Knowing this helps with:

  • Calculating fabric for sails or flags.
  • Estimating the amount of paint for a decorative geometric wall mural.
  • Determining the load-bearing capacity of certain bracing structures.

A Quick Cheat Sheet for Quick Calculations

If you're in a hurry and don't want to pull out a scientific calculator, keep these "Pythagorean Triples" in mind. These are sets of whole numbers that always form a right triangle:

  • 3, 4, 5 (Area = 6)
  • 5, 12, 13 (Area = 30)
  • 8, 15, 17 (Area = 60)
  • 7, 24, 25 (Area = 84)

If your measurements are multiples of these (like 6, 8, 10), the math stays clean and easy.

How to Handle Non-Right Triangles (Briefly)

What if it's not a right triangle?
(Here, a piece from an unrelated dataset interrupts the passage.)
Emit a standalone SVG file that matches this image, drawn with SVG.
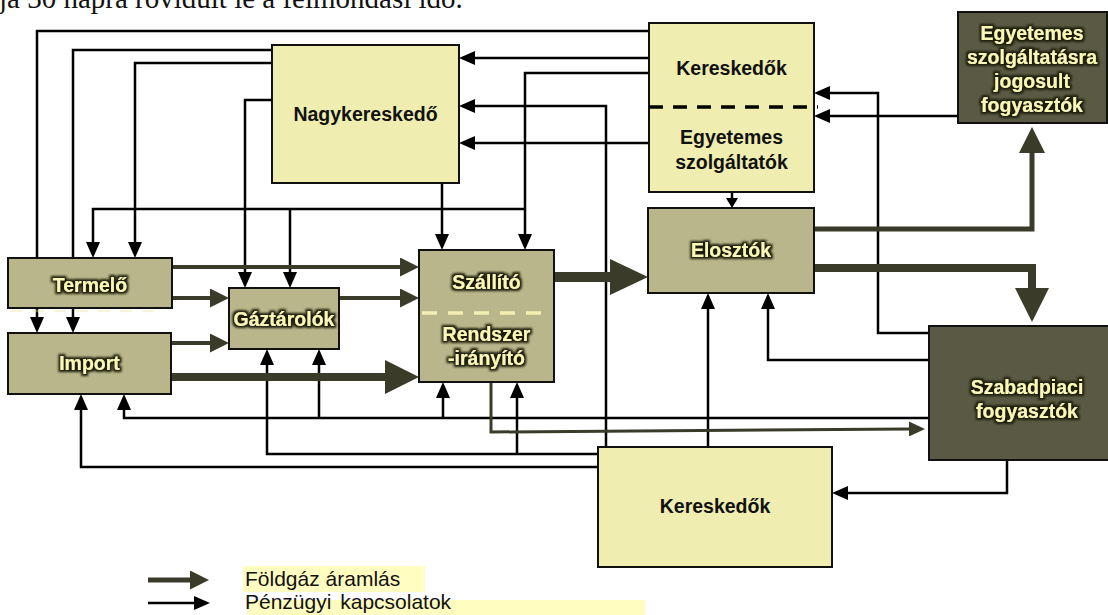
<svg xmlns="http://www.w3.org/2000/svg" width="1108" height="615" viewBox="0 0 1108 615">
  <style>
    .box-light { fill: #EFEDB0; stroke: #111; stroke-width: 2; }
    .box-olive { fill: #B8B68A; stroke: #111; stroke-width: 2; }
    .box-dark  { fill: #5A5A44; stroke: #111; stroke-width: 2; }
    .lbl-dark  { font-family: "Liberation Sans", Arial, sans-serif; font-weight: bold; font-size: 19.5px; fill: #111; text-anchor: middle; }
    .lbl-light { font-family: "Liberation Sans", Arial, sans-serif; font-weight: bold; font-size: 19.5px; fill: #FBF7B6; text-anchor: middle; filter: url(#glow); }
    .fin { fill: none; stroke: #000; stroke-width: 2.5; }
    .gas { fill: none; stroke: #3B3B2A; }
    .legend { font-family: "Liberation Sans", Arial, sans-serif; font-size: 21px; fill: #111; }
  </style>
  <defs>
    <filter id="glow" x="-15%" y="-40%" width="130%" height="180%">
      <feMorphology in="SourceAlpha" operator="dilate" radius="1.6" result="d"/>
      <feGaussianBlur in="d" stdDeviation="0.9" result="b"/>
      <feFlood flood-color="#1c1c0a"/>
      <feComposite in2="b" operator="in" result="s"/>
      <feMerge><feMergeNode in="s"/><feMergeNode in="SourceGraphic"/></feMerge>
    </filter>
    <marker id="fin" markerUnits="userSpaceOnUse" markerWidth="16" markerHeight="14" refX="0" refY="7" orient="auto">
      <path d="M0,0 L16,7 L0,14 z" fill="#000"/>
    </marker>
    <marker id="finS" markerUnits="userSpaceOnUse" markerWidth="10" markerHeight="12" refX="0" refY="6" orient="auto">
      <path d="M0,0 L10,6 L0,12 z" fill="#000"/>
    </marker>
    <marker id="gas16" markerUnits="userSpaceOnUse" markerWidth="16" markerHeight="15" refX="0" refY="7.5" orient="auto">
      <path d="M0,0 L16,7.5 L0,15 z" fill="#3B3B2A"/>
    </marker>
    <marker id="gas19" markerUnits="userSpaceOnUse" markerWidth="19" markerHeight="19" refX="0" refY="9.5" orient="auto">
      <path d="M0,0 L19,9.5 L0,19 z" fill="#3B3B2A"/>
    </marker>
    <marker id="gas26" markerUnits="userSpaceOnUse" markerWidth="26" markerHeight="26" refX="0" refY="13" orient="auto">
      <path d="M0,0 L26,13 L0,26 z" fill="#3B3B2A"/>
    </marker>
    <marker id="gas34" markerUnits="userSpaceOnUse" markerWidth="34" markerHeight="34" refX="0" refY="17" orient="auto">
      <path d="M0,0 L34,17 L0,34 z" fill="#3B3B2A"/>
    </marker>
    <marker id="gas38" markerUnits="userSpaceOnUse" markerWidth="38" markerHeight="36" refX="0" refY="18" orient="auto">
      <path d="M0,0 L38,18 L0,36 z" fill="#3B3B2A"/>
    </marker>
  </defs>

  <rect width="1108" height="615" fill="#fff"/>

  <!-- running text above the figure -->
  <text x="-1" y="8" font-family="'Liberation Serif', 'Times New Roman', serif" font-size="29" fill="#111">ja 30 napra rövidült le a felmondási idő.</text>

  <!-- legend highlights -->
  <rect x="243" y="566" width="182" height="26" fill="#FFFDC0"/>
  <rect x="247" y="600" width="398" height="15" fill="#FFFDC0"/>

  <g id="connectors">
    <g id="financial" class="fin">
      <path d="M649,31 H37 V317" marker-end="url(#fin)"/>
      <path d="M272,50 H73 V317" marker-end="url(#fin)"/>
      <path d="M272,63 H135 V242" marker-end="url(#fin)"/>
      <path d="M272,100 H245 V272" marker-end="url(#fin)"/>
      <path d="M649,73 H525 V234" marker-end="url(#fin)"/>
      <path d="M525,209 H93 V242" marker-end="url(#fin)"/>
      <path d="M290,209 V272" marker-end="url(#fin)"/>
      <path d="M442,183 V234" marker-end="url(#fin)"/>
      <path d="M649,58 H475" marker-end="url(#fin)"/>
      <path d="M649,143 H475" marker-end="url(#fin)"/>
      <path d="M606,447 V106 H475" marker-end="url(#fin)"/>
      <path d="M732,192 V198" marker-end="url(#finS)"/>
      <path d="M958,116 H830" marker-end="url(#fin)"/>
      <path d="M929,333 H878 V93 H830" marker-end="url(#fin)"/>
      <path d="M929,360 H768 V309" marker-end="url(#fin)"/>
      <path d="M1007,460 V493 H848" marker-end="url(#fin)"/>
      <path d="M708,447 V309" marker-end="url(#fin)"/>
      <path d="M598,467 H81 V410" marker-end="url(#fin)"/>
      <path d="M598,454 H267 V365" marker-end="url(#fin)"/>
      <path d="M517,454 V398" marker-end="url(#fin)"/>
      <path d="M929,418 H124 V410" marker-end="url(#fin)"/>
      <path d="M319,418 V365" marker-end="url(#fin)"/>
      <path d="M443,418 V398" marker-end="url(#fin)"/>
    </g>
    <g id="gasflow" class="gas">
      <path d="M172,267 H400" stroke-width="4" marker-end="url(#gas19)"/>
      <path d="M172,298 H210" stroke-width="4" marker-end="url(#gas19)"/>
      <path d="M171,343 H210" stroke-width="4" marker-end="url(#gas19)"/>
      <path d="M339,298 H400" stroke-width="4" marker-end="url(#gas19)"/>
      <path d="M171,377 H385" stroke-width="8" marker-end="url(#gas34)"/>
      <path d="M554,277 H610" stroke-width="10" marker-end="url(#gas38)"/>
      <path d="M814,229 H1032 V153" stroke-width="5" marker-end="url(#gas26)"/>
      <path d="M814,268 H1032 V288" stroke-width="8" marker-end="url(#gas34)"/>
      <path d="M491,382 V432 L909,429" stroke-width="3" marker-end="url(#gas16)"/>
    </g>
  </g>

  <g id="nagykereskedo">
    <rect class="box-light" x="272" y="45" width="187" height="138"/>
    <text class="lbl-dark" x="365.5" y="121">Nagykereskedő</text>
  </g>

  <g id="kereskedok-egyetemes">
    <rect class="box-light" x="649" y="23" width="165" height="169"/>
    <line x1="649" y1="107" x2="818" y2="107" stroke="#000" stroke-width="3.5" stroke-dasharray="14,10"/>
    <text class="lbl-dark" x="731.5" y="75">Kereskedők</text>
    <text class="lbl-dark" x="731.5" y="144">Egyetemes</text>
    <text class="lbl-dark" x="731.5" y="169">szolgáltatók</text>
  </g>

  <g id="egyetemes-fogyasztok">
    <rect class="box-dark" x="958" y="12" width="149" height="111"/>
    <text class="lbl-light" x="1032" y="40">Egyetemes</text>
    <text class="lbl-light" x="1032" y="64">szolgáltatásra</text>
    <text class="lbl-light" x="1032" y="88">jogosult</text>
    <text class="lbl-light" x="1032" y="112">fogyasztók</text>
  </g>

  <g id="elosztok">
    <rect class="box-olive" x="648" y="208" width="166" height="85"/>
    <text class="lbl-light" x="731" y="257">Elosztók</text>
  </g>

  <g id="termelo">
    <rect class="box-olive" x="8" y="258" width="164" height="50"/>
    <line x1="10" y1="311" x2="165" y2="311" stroke="#EDE6A0" stroke-width="2.5" stroke-dasharray="12,10" opacity="0.4"/>
    <text class="lbl-light" x="90" y="292">Termelő</text>
  </g>

  <g id="import">
    <rect class="box-olive" x="8" y="333" width="163" height="61"/>
    <text class="lbl-light" x="89.5" y="370">Import</text>
  </g>

  <g id="gaztarolok">
    <rect class="box-olive" x="229" y="288" width="110" height="61"/>
    <text class="lbl-light" x="284" y="326">Gáztárolók</text>
  </g>

  <g id="szallito">
    <rect class="box-olive" x="419" y="250" width="135" height="132"/>
    <line x1="422" y1="313" x2="548" y2="313" stroke="#F3EFB2" stroke-width="3.5" stroke-dasharray="15,11"/>
    <text class="lbl-light" x="486.5" y="289">Szállító</text>
    <text class="lbl-light" x="486.5" y="341">Rendszer</text>
    <text class="lbl-light" x="486.5" y="365">-irányító</text>
  </g>

  <g id="szabadpiaci">
    <rect class="box-dark" x="929" y="326" width="180" height="134"/>
    <text class="lbl-light" x="1027" y="394">Szabadpiaci</text>
    <text class="lbl-light" x="1027" y="418">fogyasztók</text>
  </g>

  <g id="kereskedok">
    <rect class="box-light" x="598" y="447" width="234" height="120"/>
    <text class="lbl-dark" x="715" y="513">Kereskedők</text>
  </g>

  <g id="legend">
    <path d="M148,580 H190" class="gas" stroke-width="5" marker-end="url(#gas19)"/>
    <path d="M148,603 H194" class="fin" stroke-width="3" marker-end="url(#fin)"/>
    <text class="legend" x="245" y="586">Földgáz áramlás</text>
    <text class="legend" x="245" y="609" word-spacing="3">Pénzügyi kapcsolatok</text>
  </g>
</svg>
What if it's just some wonky shape?

You can still use $\frac{1}{2}bh$, but the "height" has to be a line you drop straight down from the top point to the base at a 90-degree angle. It's often easier to just "split" that wonky triangle into two right triangles.

Math is mostly just breaking big, scary shapes into smaller, manageable rectangles and right triangles.

Practical Next Steps

Stop overthinking it. If you have a right triangle, find the two sides that make the "L." Multiply them. Divide by two.

If you are missing a side, use a calculator to find the square root after doing the $a^2 + b^2 = c^2$ dance. For home projects, always add about 10% to your final area calculation to account for waste and mistakes. It’s better to have a little bit of extra tile than to be three inches short because you calculated the theoretical area instead of the practical one.

Check your measurements twice. Seriously. A one-inch error on the base of a large triangle can throw off your total area by several square feet depending on the scale.

Download a basic "Area Calculator" app if you're doing this for work, but keep the "half-a-box" logic in your head so you can spot when the app gives you a weird result. Computers are only as smart as the person typing in the numbers.